El camino actual conduce al precipicio. Y es que todo tiene su orto, su cenit y su ocaso. Muchos si­glos fueron necesa­rios para preparar el progreso tecnológico alcanzado en uno. Pero es sabido que lo que la Naturaleza y la historia de la humani­dad producen después de una larga y lenta gesta­ción, el hombre siempre fue capaz de destruirlo en un solo día. Creemos que, como rigurosamente anun­cia Spengler, con la apoteosis del progreso en los inicios del siglo XXI se inicia su fase terminal, la plena decadencia de Occidente. Y que el fi­nal que se avecina, de naturaleza aún incierta, está dema­siado cercano como para no presentirlo sin nece­sidad de que se nos tilde de esotéricos. El pronós­tico que hace más de dos lustros hizo Fukuyama en su obra el Fin de la historia, lo ha maquillado con ambigüedad después en su posterior ensayo La confianza; quizá para que no cunda el desánimo o para no pasar a la Historia del futuro, si lo hay, por agorero… Pero en el otoño del 2003, ¿qué clase de con­fianza que no sea inge­nua o necia, se puede tener sobre el porvenir de la humani­dad y del planeta? ¿Milenarismo, o pru­dencia elemental, al hacer juicios de valor?

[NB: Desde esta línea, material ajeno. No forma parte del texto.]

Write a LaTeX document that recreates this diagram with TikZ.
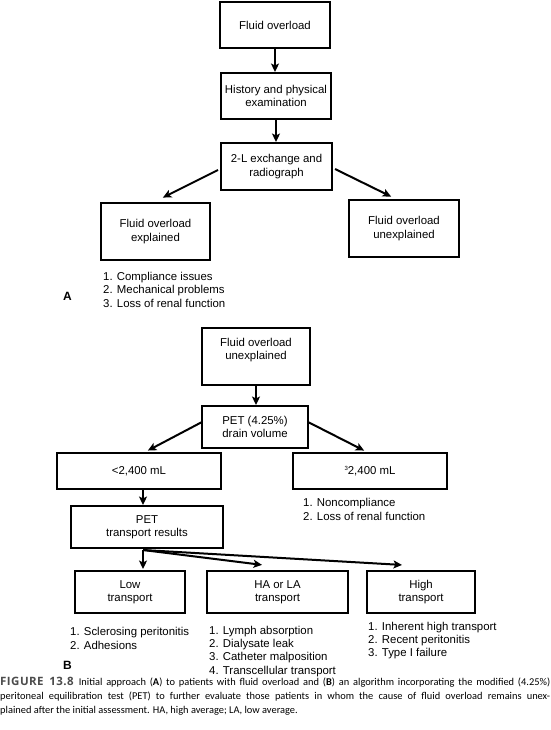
\documentclass[tikz,border=0pt]{standalone}
\usepackage{fontspec}
\setmainfont{Liberation Sans}
\newfontfamily\capfont{Carlito}
\newfontfamily\figfont[LetterSpace=4]{Open Sans}
\usetikzlibrary{arrows.meta}
\definecolor{capgray}{gray}{0.3}
\newcommand{\fs}{\fontsize{11.4}{13.3}\selectfont}
\newcommand{\smallthree}{\raisebox{3.5pt}{\fontsize{6}{6}\selectfont 3}}
\tikzset{
  box/.style={draw, line width=2.5pt, rectangle, inner sep=0pt, outer sep=0pt, anchor=north west},
  txt/.style={font=\fs, align=center, inner sep=0pt},
  lst/.style={font=\fs, align=left, anchor=base west, inner sep=0pt},
  lbl/.style={font=\bfseries\fontsize{12}{14}\selectfont, anchor=base west, inner sep=0pt},
  arr/.style={line width=2pt, -{Stealth[length=8.5pt,width=8pt,inset=2pt]}, shorten >=1pt},
}
\begin{document}
\begin{tikzpicture}[x=1pt,y=-1pt]
\useasboundingbox (0,0) rectangle (550,730);
\fill[white] (0,0) rectangle (550,730);

% ---------- Part A ----------
\node[box, minimum width=110pt, minimum height=46pt] (fo) at (220,2) {};
\node[txt] at (fo.center) {Fluid overload};
\node[box, minimum width=110pt, minimum height=46pt] (hp) at (221,73) {};
\node[txt] at (hp.center) {History and physical\\examination};
\node[box, minimum width=111pt, minimum height=47pt] (lx) at (221,143) {};
\node[txt] at (lx.center) {2-L exchange and\\radiograph};
\node[box, minimum width=109pt, minimum height=57pt] (ex) at (101,203) {};
\node[txt] at (ex.center) {Fluid overload\\explained};
\node[box, minimum width=110pt, minimum height=57pt] (un) at (349,200) {};
\node[txt] at (un.center) {Fluid overload\\unexplained};
% base anchor = baseline of the last line
\node[lst] (la) at (103,307) {1. Compliance issues\\2. Mechanical problems\\3. Loss of renal function};
\node[lbl] (A) at (63,300) {A};

\draw[arr] (fo.south) -- (fo.south |- hp.north);
\draw[arr] (hp.south) -- (hp.south |- lx.north);
\draw[arr] ([xshift=-3pt,yshift=-3.5pt]lx.west) -- ([xshift=6.5pt,yshift=5pt]ex.north);
\draw[arr] ([xshift=3pt,yshift=-2.5pt]lx.east) -- ([xshift=-12pt,yshift=3pt]un.north);

% ---------- Part B ----------
\node[box, minimum width=108pt, minimum height=57pt] (fou) at (202,328) {};
\node[txt, yshift=6.5pt] at (fou.center) {Fluid overload\\unexplained};
\node[box, minimum width=106pt, minimum height=42pt] (pv) at (202,406) {};
\node[txt] at (pv.center) {PET (4.25\%)\\drain volume};
\node[box, minimum width=164pt, minimum height=36pt] (lt) at (57,453) {};
\node[txt] at (lt.center) {<2,400 mL};
\node[box, minimum width=154pt, minimum height=36pt] (ge) at (293,453) {};
\node[txt] at (ge.center) {\smallthree2,400 mL};
\node[box, minimum width=152pt, minimum height=42pt] (pt) at (71,506) {};
\node[txt] at (pt.center) {PET\\transport results};
\node[box, minimum width=110pt, minimum height=42pt] (lo) at (75,571) {};
\node[txt] at (lo.center) {Low\\transport};
\node[box, minimum width=141pt, minimum height=42pt] (ha) at (207,571) {};
\node[txt] at (ha.center) {HA or LA\\transport};
\node[box, minimum width=108pt, minimum height=42pt] (hi) at (367,571) {};
\node[txt] at (hi.center) {High\\transport};

\node[lst] (lge) at (303,520) {1. Noncompliance\\2. Loss of renal function};
\node[lst] (llo) at (70,649) {1. Sclerosing peritonitis\\2. Adhesions};
\node[lst] (lha) at (209,674) {1. Lymph absorption\\2. Dialysate leak\\3. Catheter malposition\\4. Transcellular transport};
\node[lst] (lhi) at (368,656.6) {1. Inherent high transport\\2. Recent peritonitis\\3. Type I failure};
\node[lbl] (B) at (63,669) {B};

\draw[arr] (fou.south) -- (fou.south |- pv.north);
\draw[arr] ([yshift=5pt]pv.west) -- ([xshift=8pt,yshift=2pt]lt.north);
\draw[arr] ([yshift=5pt]pv.east) -- ([xshift=-5pt,yshift=2pt]ge.north);
\draw[arr] ([xshift=4pt]lt.south) -- ([xshift=4pt]lt.south |- pt.north);
\coordinate (br) at ([xshift=-4pt,yshift=-2pt]pt.south);
\draw[arr, shorten >=2pt] (br) -- (br |- lo.north);
\draw[arr] (br) -- ([xshift=-14.5pt,yshift=6pt]ha.north);
\draw[arr] (br) -- ([xshift=-18pt,yshift=6pt]hi.north);

% ---------- Caption ----------
\node[anchor=north west, text width=550pt, align=justify, inner sep=0pt,
      font=\capfont\fontsize{10.4}{14}\selectfont] (cap) at (0,677)
 {\noindent{\figfont\bfseries\color{capgray}\fontsize{11.5}{14}\selectfont FIGURE 13.8}\enspace Initial approach (\textbf{A}) to patients with fluid overload and (\textbf{B}) an algorithm incorporating the modified (4.25\%)\linebreak peritoneal equilibration test (PET) to further evaluate those patients in whom the cause of fluid overload remains unex-\linebreak plained after the initial assessment. HA, high average; LA, low average.};
\end{tikzpicture}
\end{document}
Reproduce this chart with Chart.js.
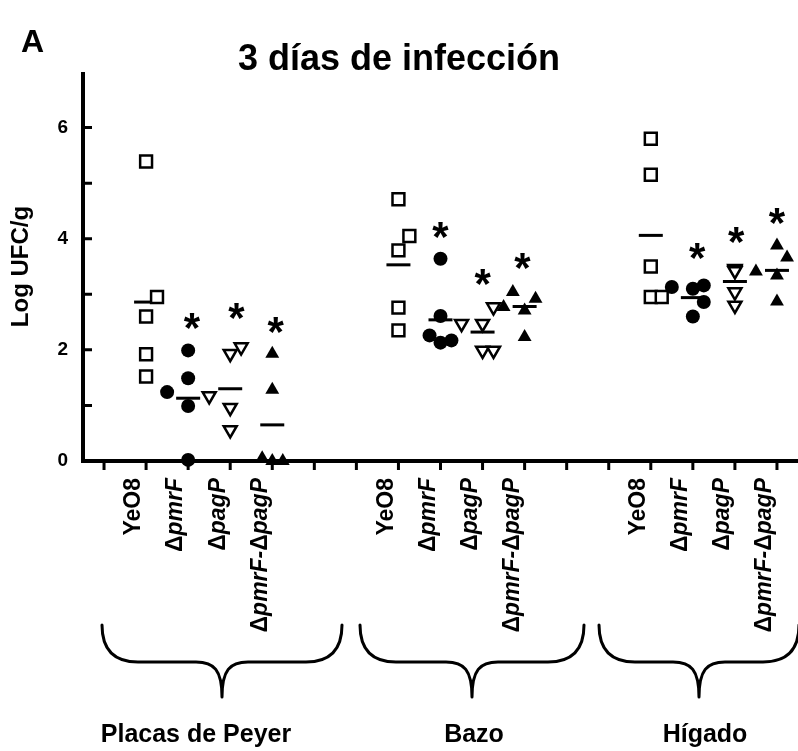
<!DOCTYPE html>
<html>
<head>
<meta charset="utf-8">
<script src="https://cdn.jsdelivr.net/npm/chart.js@4.4.1/dist/chart.umd.min.js"></script>
<style>
  html, body { margin: 0; padding: 0; background: #fff; }
  canvas { display: block; }
</style>
</head>
<body>
<canvas id="chart" width="798" height="751"></canvas>
<script>
const categories = ['YeO8', 'ΔpmrF', 'ΔpagP', 'ΔpmrF-ΔpagP'];
const tissues = ['Placas de Peyer', 'Bazo', 'Hígado'];
const groupStart = [2, 8, 14]; // x slot of the first strain in each tissue
const xTicks = [1, 2, 3, 4, 5, 6, 7, 8, 9, 10, 11, 12, 13, 14, 15, 16, 17];
const yTicks = [0, 1, 2, 3, 4, 5, 6];

// Log UFC/g per mouse, one row per tissue
const yeo8 = [
  [5.39, 2.60, 1.92, 1.52, 2.95],
  [4.71, 3.79, 2.76, 2.35, 4.05],
  [5.80, 5.15, 3.50, 2.95, 2.95]
];
const pmrF = [
  [1.99, 1.49, 0.99, 0.02, 1.24],
  [3.64, 2.61, 2.26, 2.13, 2.17],
  [3.13, 3.10, 3.16, 2.86, 2.60]
];
const pagP = [
  [1.93, 0.96, 0.56, 2.05, 1.17],
  [2.47, 2.47, 1.99, 1.99, 2.77],
  [3.46, 3.44, 3.42, 3.04, 2.80]
];
const pmrFpagP = [
  [1.93, 1.28, 0.00, 0.05, 0.00],
  [3.04, 2.77, 2.71, 2.92, 2.23],
  [3.41, 3.88, 3.66, 3.34, 2.87]
];

// sideways shift of each point from its strain slot
const yeo8Jitter = [[0, 0, 0, 0, 0.26], [0, 0, 0, 0, 0.26], [0, 0, 0, 0, 0.26]];
const pmrFJitter = [[0, 0, 0, 0, -0.5], [0, 0, -0.26, 0, 0.26], [-0.5, 0, 0.26, 0.26, 0]];
const pagPJitter = [[0, 0, 0, 0.26, -0.5], [-0.5, 0, 0, 0.26, 0.26], [0, 0, 0, 0, 0]];
const pmrFpagPJitter = [[0, 0, 0, -0.24, 0.25], [-0.28, -0.5, 0, 0.26, 0], [-0.5, 0, 0.24, 0, 0]];

// group means (horizontal bars)
const means = [
  [2.86, 1.13, 1.30, 0.65],
  [3.53, 2.54, 2.32, 2.78],
  [4.06, 2.94, 3.23, 3.43]
];
// asterisks (significance) height and sideways shift
const stars = [
  [null, 2.60, 2.77, 2.52],
  [null, 4.24, 3.39, 3.67],
  [null, 3.85, 4.15, 4.49]
];
const starShift = [
  [0, 0.09, 0.15, 0.08],
  [0, 0, 0, -0.05],
  [0, 0.1, 0.03, 0]
];

const FONT = '"Liberation Sans", Arial, sans-serif';

function toPoints(values, jitter, c) {
  const out = [];
  values.forEach((row, t) => {
    row.forEach((v, i) => out.push({ x: groupStart[t] + c + jitter[t][i], y: v }));
  });
  return out;
}

const meanPoints = [];
means.forEach((row, t) => row.forEach((v, c) => meanPoints.push({ x: groupStart[t] + c, y: v })));

const axesPlugin = {
  id: 'axes',
  beforeDatasetsDraw(chart) {
    const { ctx, chartArea: a, scales: { x, y } } = chart;
    ctx.save();
    ctx.strokeStyle = '#000';
    ctx.lineWidth = 4;
    ctx.beginPath();
    ctx.moveTo(a.left, a.top);
    ctx.lineTo(a.left, a.bottom);
    ctx.lineTo(a.right, a.bottom);
    ctx.stroke();
    ctx.lineWidth = 3;
    ctx.beginPath();
    xTicks.forEach(v => {
      const px = x.getPixelForValue(v);
      ctx.moveTo(px, a.bottom);
      ctx.lineTo(px, a.bottom + 9);
    });
    yTicks.slice(1).forEach(v => {
      const py = y.getPixelForValue(v);
      ctx.moveTo(a.left, py);
      ctx.lineTo(a.left + 9, py);
    });
    ctx.stroke();
    ctx.restore();
  }
};

// rotated strain name: Δ upright, gene name in italics
function drawLabel(ctx, label, x, y) {
  const italic = label.includes('Δ');
  const parts = label.split(/(Δ)/).filter(s => s);
  const up = 'bold 23px ' + FONT;
  const it = 'italic bold 23px ' + FONT;
  const fontOf = p => (p === 'Δ' || !italic) ? up : it;
  let w = 0;
  parts.forEach(p => { ctx.font = fontOf(p); w += ctx.measureText(p).width; });
  ctx.save();
  ctx.translate(x, y);
  ctx.rotate(-Math.PI / 2);
  ctx.textAlign = 'left';
  ctx.textBaseline = 'middle';
  let pos = -w;
  parts.forEach(p => {
    ctx.font = fontOf(p);
    ctx.fillText(p, pos, 0);
    pos += ctx.measureText(p).width;
  });
  ctx.restore();
}

function drawBrace(ctx, cx, w, top, mid, tip) {
  ctx.beginPath();
  ctx.moveTo(cx - w, top);
  ctx.bezierCurveTo(cx - w, mid - 10, cx - w + 14, mid, cx - w + 36, mid);
  ctx.lineTo(cx - 26, mid);
  ctx.bezierCurveTo(cx - 8, mid, cx, mid + 8, cx, tip);
  ctx.bezierCurveTo(cx, mid + 8, cx + 8, mid, cx + 26, mid);
  ctx.lineTo(cx + w - 36, mid);
  ctx.bezierCurveTo(cx + w - 14, mid, cx + w, mid - 10, cx + w, top);
  ctx.stroke();
}

const braceCenter = [222, 472, 699];
const braceHalf = [120, 112, 100];
const tissueLabelX = [196, 474, 705];

const annotPlugin = {
  id: 'annot',
  afterDatasetsDraw(chart) {
    const { ctx, chartArea: a, scales: { x, y } } = chart;
    ctx.save();
    ctx.fillStyle = '#000';
    ctx.strokeStyle = '#000';

    // asterisks
    ctx.font = 'bold 42px ' + FONT;
    ctx.textAlign = 'center';
    ctx.textBaseline = 'alphabetic';
    stars.forEach((row, t) => row.forEach((v, c) => {
      if (v === null) return;
      const px = x.getPixelForValue(groupStart[t] + c + starShift[t][c]);
      const py = y.getPixelForValue(v);
      ctx.fillText('*', px, py + 0.6 * 42);
    }));

    // panel letter
    ctx.font = 'bold 32px ' + FONT;
    ctx.textAlign = 'left';
    ctx.fillText('A', 21, 52);

    // strain labels
    tissues.forEach((_, t) => {
      categories.forEach((lab, c) => {
        drawLabel(ctx, lab, x.getPixelForValue(groupStart[t] + c) - 12, a.bottom + 17);
      });
    });

    // braces
    ctx.lineWidth = 3;
    ctx.lineJoin = 'round';
    ctx.lineCap = 'round';
    braceCenter.forEach((cx, i) => {
      drawBrace(ctx, cx, braceHalf[i], a.bottom + 164, a.bottom + 201, a.bottom + 236);
    });

    // tissue names
    ctx.font = 'bold 25px ' + FONT;
    ctx.textAlign = 'center';
    tissues.forEach((name, t) => ctx.fillText(name, tissueLabelX[t], a.bottom + 281));
    ctx.restore();
  }
};

const base = { showLine: false, clip: false, pointBorderColor: '#000' };

new Chart(document.getElementById('chart'), {
  type: 'scatter',
  data: {
    datasets: [
      Object.assign({}, base, {
        label: categories[0], data: toPoints(yeo8, yeo8Jitter, 0),
        pointStyle: 'rect', pointRadius: 8.4, pointBorderWidth: 2.5, pointBackgroundColor: '#fff'
      }),
      Object.assign({}, base, {
        label: categories[1], data: toPoints(pmrF, pmrFJitter, 1),
        pointStyle: 'circle', pointRadius: 7, pointBorderWidth: 0, pointBackgroundColor: '#000'
      }),
      Object.assign({}, base, {
        label: categories[2], data: toPoints(pagP, pagPJitter, 2),
        pointStyle: 'triangle', rotation: 180, pointRadius: 7.5, pointBorderWidth: 2.5, pointBackgroundColor: '#fff'
      }),
      Object.assign({}, base, {
        label: categories[3], data: toPoints(pmrFpagP, pmrFpagPJitter, 3),
        pointStyle: 'triangle', pointRadius: 8, pointBorderWidth: 0, pointBackgroundColor: '#000'
      }),
      Object.assign({}, base, {
        label: 'media', data: meanPoints,
        pointStyle: 'line', pointRadius: 12, pointBorderWidth: 3
      })
    ]
  },
  options: {
    responsive: false,
    animation: false,
    events: [],
    devicePixelRatio: 1,
    layout: { autoPadding: false, padding: 0 },
    plugins: {
      legend: { display: false },
      tooltip: { enabled: false },
      title: {
        display: true,
        text: '3 días de infección',
        color: '#000',
        font: { family: FONT, size: 36, weight: 'bold', lineHeight: 1 },
        padding: { top: 42, bottom: -6 }
      }
    },
    scales: {
      x: {
        type: 'linear', min: 0.5, max: 17.5,
        grid: { display: false, drawTicks: false },
        border: { display: false },
        ticks: { display: false },
        afterFit: s => { s.height = 290; }
      },
      y: {
        min: 0, max: 7,
        grid: { display: false, drawTicks: false },
        border: { display: false },
        afterBuildTicks: s => { s.ticks = yTicks.map(v => ({ value: v })); },
        ticks: {
          color: '#000',
          padding: 15,
          font: { family: FONT, size: 19, weight: 'bold' },
          callback: v => (v % 2 === 0 ? v : '')
        },
        title: {
          display: true,
          text: 'Log UFC/g',
          color: '#000',
          font: { family: FONT, size: 24, weight: 'bold' },
          padding: { top: 7 }
        },
        afterFit: s => { s.width = 83; }
      }
    }
  },
  plugins: [axesPlugin, annotPlugin]
});
</script>
</body>
</html>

Mientras tanto, hasta que la ruina total se mani­fieste, y aun­que tampoco estamos dispuestos a re­nunciar a lo que de in­terés aportan estos tiempos ¡cómo, si se nos diera a elegir, no elegir cualquier otro siglo precedente aunque sólo fuera para poder ver el firmamento repleto de estrellas y aspirar el aire de los bosques a pleno pulmón bajo un cielo tachonado y limpio!